Short answer, no. 2007 was just a year. Maybe it was a significant year to both of these writers because, for one, it was the year she came to New York, and for the other, it was the year that she left. And, yes, actually 2007 was kind of a significant year in that it was the year before the huge-ass recession that we have all been struggling through ever since. But it also wasn’t particularly special in that it was just another year in the ever-shifting, dynamic city that is New York, where what is deemed “over” by some people, will still seem fresh to so many more. New York wasn’t any better or worse in 2007, or in 2004, or in 2010. It was just different. It’s always been difficult and thrilling to live here for myriad reasons, and so it’s easy to sentimentalize the past.
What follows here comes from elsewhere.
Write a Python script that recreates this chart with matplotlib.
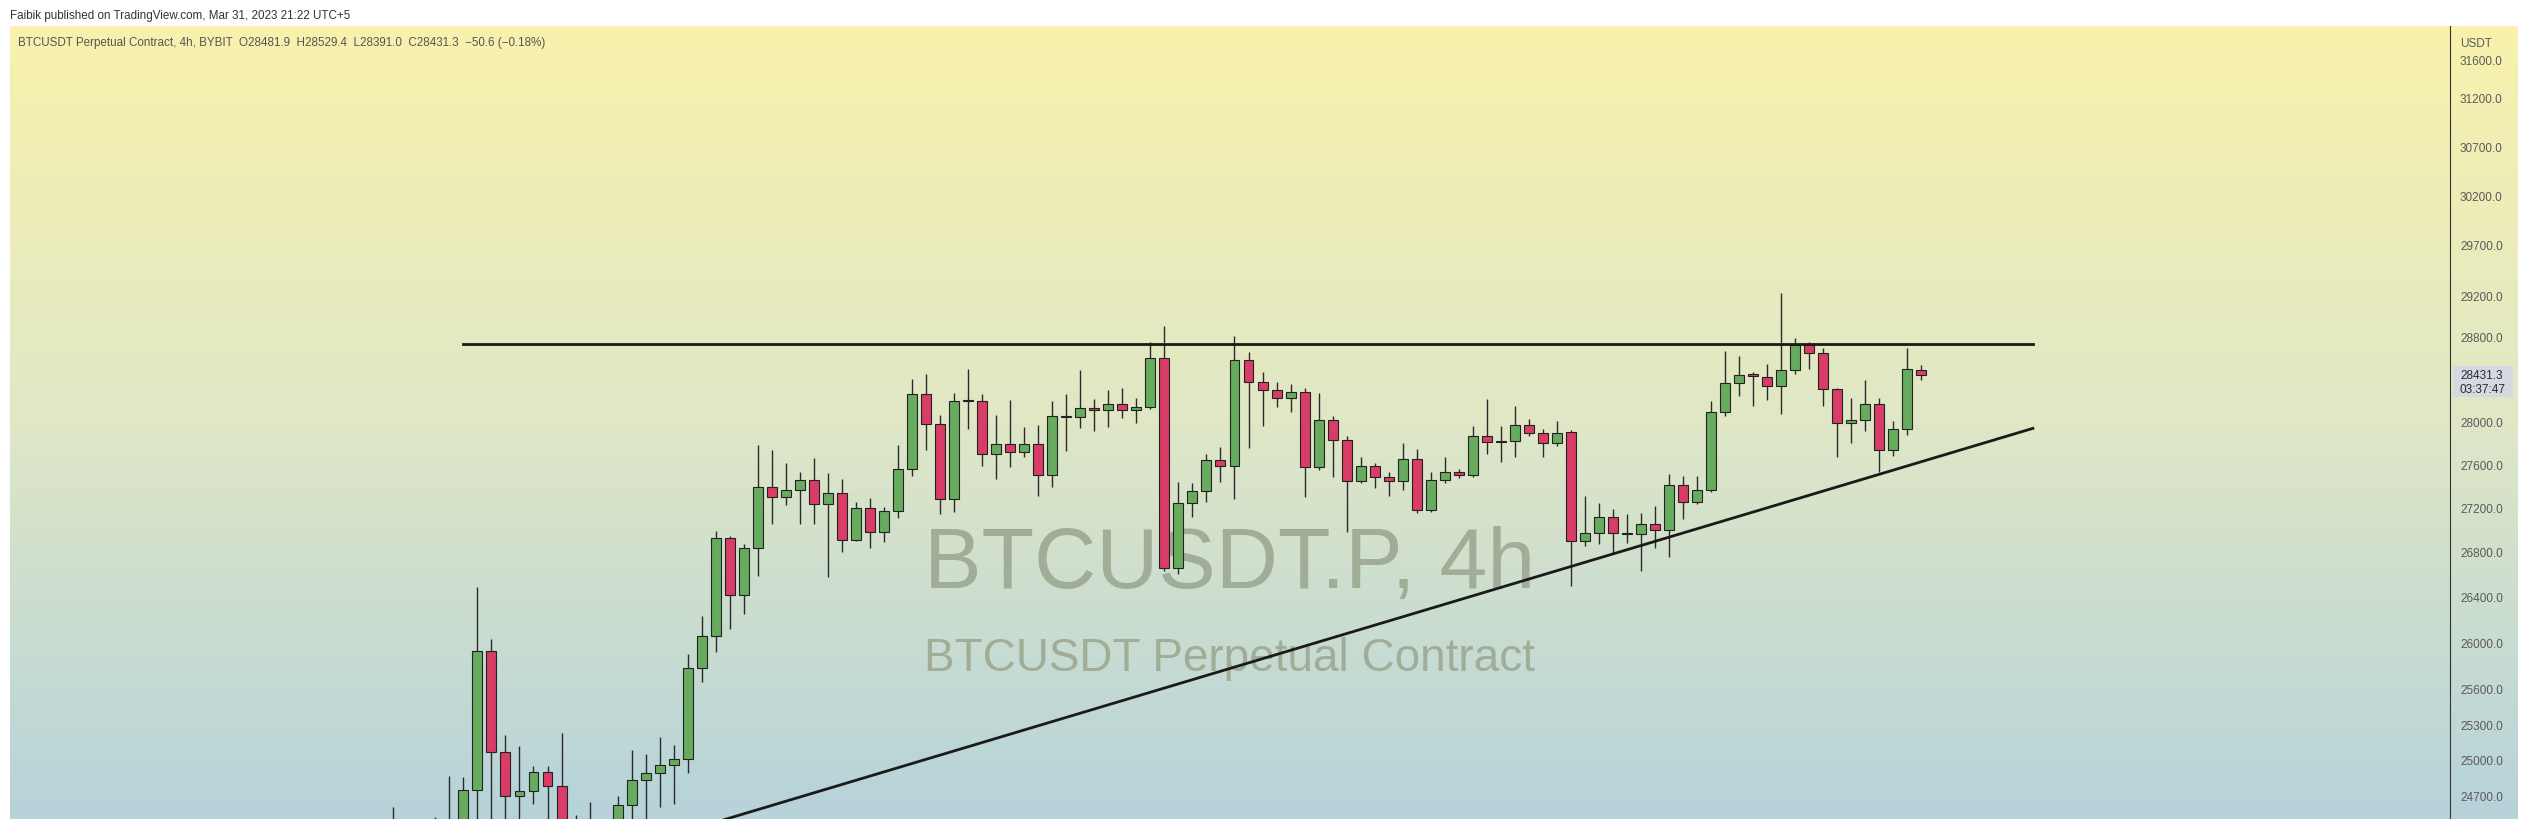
import numpy as np
import matplotlib
matplotlib.use("Agg")
import matplotlib.pyplot as plt
from matplotlib import font_manager
from matplotlib.colors import LinearSegmentedColormap
from matplotlib.patches import Rectangle

W, H = 2528, 820
DPI = 100

# 4h candles, BTCUSDT.P (Bybit)
opens = [24350, 24480, 24380, 24420, 24460, 24480, 24751, 25929, 25067, 24697,
         24743, 24901, 24784, 24480, 24420, 24480, 24420, 24626, 24833, 24889,
         24957, 25002, 25782, 26060, 26923, 26417, 26833, 27387, 27300, 27362,
         27454, 27234, 27334, 26911, 27194, 26983, 27167, 27552, 28258, 27969,
         27279, 28185, 28189, 27691, 27784, 27709, 27784, 27503, 28040, 28036,
         28123, 28105, 28158, 28105, 28130, 28594, 26654, 27243, 27350, 27635,
         27579, 28578, 28365, 28292, 28214, 28271, 27570, 28011, 27824, 27442,
         27585, 27479, 27448, 27647, 27182, 27454, 27524, 27503, 27864, 27802,
         27817, 27963, 27886, 27793, 27895, 26902, 26968, 27113, 26972, 26959,
         27049, 26998, 27405, 27252, 27362, 28083, 28356, 28443, 28420, 28334,
         28483, 28726, 28642, 28302, 27983, 28014, 28161, 27733, 27923, 28481.9]
highs = [24605, 24490, 24480, 24523, 24867, 24853, 26484, 26031, 25208, 25118,
         24951, 24951, 25223, 24542, 24652, 24500, 24702, 25082, 25048, 25191,
         25124, 25900, 26236, 26992, 26947, 26872, 27777, 27731, 27608, 27530,
         27656, 27518, 27463, 27255, 27288, 27209, 27780, 28400, 28446, 28058,
         28265, 28492, 28255, 28058, 28201, 27947, 27963, 28192, 28255, 28483,
         28208, 28295, 28309, 28214, 28754, 28910, 27438, 27426, 27694, 27756,
         28806, 28652, 28461, 28371, 28349, 28309, 28265, 28052, 27864, 27668,
         27607, 27530, 27796, 27740, 27530, 27663, 27555, 27957, 28208, 27957,
         28145, 28020, 27926, 28004, 27917, 27309, 27243, 27188, 27147, 27152,
         27212, 27509, 27494, 27488, 28192, 28665, 28616, 28466, 28540, 29228,
         28789, 28754, 28694, 28310, 28217, 28387, 28217, 28004, 28694, 28529.4]
lows = [24250, 24300, 24250, 24300, 24350, 24400, 24420, 24450, 24460, 24470,
        24632, 24470, 24380, 24300, 24330, 24350, 24380, 24480, 24490, 24610,
        24632, 24886, 25657, 25921, 26118, 26249, 26583, 27052, 27221, 27048,
        27048, 26574, 26800, 26900, 26833, 26887, 27106, 27488, 27733, 27143,
        27158, 27926, 27585, 27463, 27576, 27668, 27309, 27387, 27724, 27933,
        27905, 27947, 28026, 27980, 28114, 26633, 26604, 27113, 27249, 27438,
        27279, 27749, 27957, 28130, 28083, 27294, 27549, 27484, 26977, 27423,
        27377, 27304, 27364, 27152, 27158, 27426, 27472, 27484, 27694, 27616,
        27668, 27864, 27668, 27771, 26497, 26854, 26872, 26789, 26879, 26628,
        26833, 26751, 27097, 27234, 27347, 28045, 28239, 28145, 28201, 28067,
        28444, 28492, 28145, 27668, 27793, 27911, 27524, 27677, 27873, 28391.0]
closes = [24480, 24380, 24420, 24460, 24500, 24751, 25929, 25067, 24697, 24743,
          24901, 24784, 24450, 24420, 24480, 24460, 24626, 24833, 24889, 24957,
          25002, 25782, 26060, 26923, 26417, 26833, 27387, 27300, 27362, 27454,
          27234, 27334, 26911, 27194, 26983, 27167, 27552, 28258, 27969, 27279,
          28189, 28195, 27691, 27784, 27709, 27784, 27503, 28045, 28050, 28123,
          28105, 28158, 28105, 28130, 28594, 26654, 27243, 27350, 27635, 27579,
          28578, 28365, 28292, 28214, 28271, 27570, 28011, 27824, 27442, 27579,
          27479, 27448, 27647, 27182, 27454, 27524, 27503, 27864, 27802, 27817,
          27963, 27886, 27793, 27886, 26902, 26968, 27113, 26968, 26965, 27049,
          26998, 27405, 27252, 27364, 28083, 28356, 28439, 28424, 28334, 28483,
          28726, 28642, 28302, 27983, 28014, 28161, 27733, 27923, 28492, 28431.3]

price_ticks = [31600, 31200, 30700, 30200, 29700, 29200, 28800, 28000, 27600,
               27200, 26800, 26400, 26000, 25600, 25300, 25000, 24700]

# drawn trendlines (bar index, price)
resist_x = [4.97, 116.95]
resist_p = [28735, 28735]
support_x = [20.0, 116.95]
support_p = [24380, 27932]

last_price = "28431.3"
countdown = "03:37:47"
header = "Faibik published on TradingView.com, Mar 31, 2023 21:22 UTC+5"
legend = ("BTCUSDT Perpetual Contract, 4h, BYBIT  O28481.9  H28529.4  "
          "L28391.0  C28431.3  \u221250.6 (\u22120.18%)")


def fx(px):
    return px / W


def fy(py):
    return 1 - py / H


plt.rcParams['font.family'] = ['Liberation Sans', 'DejaVu Sans']
names = {f.name for f in font_manager.fontManager.ttflist}
narrow = 'Liberation Sans Narrow' in names

fig = plt.figure(figsize=(W / DPI, H / DPI), dpi=DPI, facecolor='white')

# gradient background (also behind the price scale)
ax_bg = fig.add_axes([fx(10), 0, fx(2518) - fx(10), fy(27)])
grad = np.linspace(0, 1, 256).reshape(-1, 1)
cmap = LinearSegmentedColormap.from_list('bg', ['#b6d3da', '#dfe7c6', '#f9f2ad'])
ax_bg.imshow(grad, aspect='auto', cmap=cmap, origin='lower', extent=[0, 1, 0, 1])
ax_bg.axis('off')

# watermark
wm_col = '#a1ad97'
if narrow:
    ax_bg.text(fx(1230), fy(588), "BTCUSDT.P, 4h", transform=fig.transFigure,
               ha='center', va='baseline', fontsize=75, color=wm_col,
               family='Liberation Sans Narrow')
else:
    ax_bg.text(fx(1230), fy(588), "BTCUSDT.P, 4h", transform=fig.transFigure,
               ha='center', va='baseline', fontsize=62, color=wm_col)
ax_bg.text(fx(1230), fy(671), "BTCUSDT Perpetual Contract", transform=fig.transFigure,
           ha='center', va='baseline', fontsize=33, color=wm_col)

ax = fig.add_axes([fx(10), 0, fx(2450) - fx(10), fy(27)])
ax.patch.set_alpha(0)

idx = np.arange(len(opens))
o = np.array(opens)
c = np.array(closes)
up = c >= o
green, red = '#67ab5f', '#d93c66'

ax.vlines(idx, lows, highs, color='#2a2a2a', linewidth=1.0, zorder=2)
ax.bar(idx, np.abs(c - o), bottom=np.minimum(o, c), width=0.71,
       color=np.where(up, green, red), edgecolor='#222222', linewidth=0.8, zorder=3)

ax.plot(resist_x, resist_p, color='#1a1a1a', linewidth=2.0, zorder=4)
ax.plot(support_x, support_p, color='#1a1a1a', linewidth=2.0, zorder=4)

ax.set_yscale('log')
ax.set_xlim(-27.34, 146.7)
ax.set_ylim(24509, 31958)
ax.set_xticks([])
ax.yaxis.tick_right()
ax.set_yticks(price_ticks)
ax.set_yticklabels([f"{t:.1f}" for t in price_ticks])
ax.yaxis.set_minor_locator(matplotlib.ticker.NullLocator())
ax.tick_params(axis='y', length=0, pad=7.2, labelsize=8.5, labelcolor='#5a5a5a')
for s in ['left', 'top', 'bottom']:
    ax.spines[s].set_visible(False)
ax.spines['right'].set_color('#333333')
ax.spines['right'].set_linewidth(0.8)

# price scale unit + last price tag
fig.text(fx(2460), fy(47), "USDT", fontsize=8.5, color='#5a5a5a', va='baseline')
fig.patches.append(Rectangle((fx(2453), fy(398)), fx(60), 31 / H,
                             transform=fig.transFigure, facecolor='#d6d9e2',
                             edgecolor='none', zorder=5))
fig.text(fx(2460), fy(379), last_price, fontsize=8.5, color='#2b2b2b',
         va='baseline', zorder=6)
fig.text(fx(2460), fy(393), countdown, fontsize=8.5, color='#2b2b2b',
         va='baseline', zorder=6)

fig.text(fx(10), fy(19.3), header, fontsize=8.4, color='#333333', va='baseline')
fig.text(fx(18), fy(46), legend, fontsize=8.4, color='#555555', va='baseline')

fig.savefig("out.png", dpi=DPI, facecolor='white')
But it’s wrong and weird to sentimentalize the really recent past, because there’s no real perspective, and only room for navel-gazing. Besides, everyone knows that the real best year in New York City was 1998. Oh, man, was 1998 ever good. That was the year Sex and the City started, so you know it was legit cool. In conclusion, let’s never talk about 2007 again? Ok? Ok. Thanks.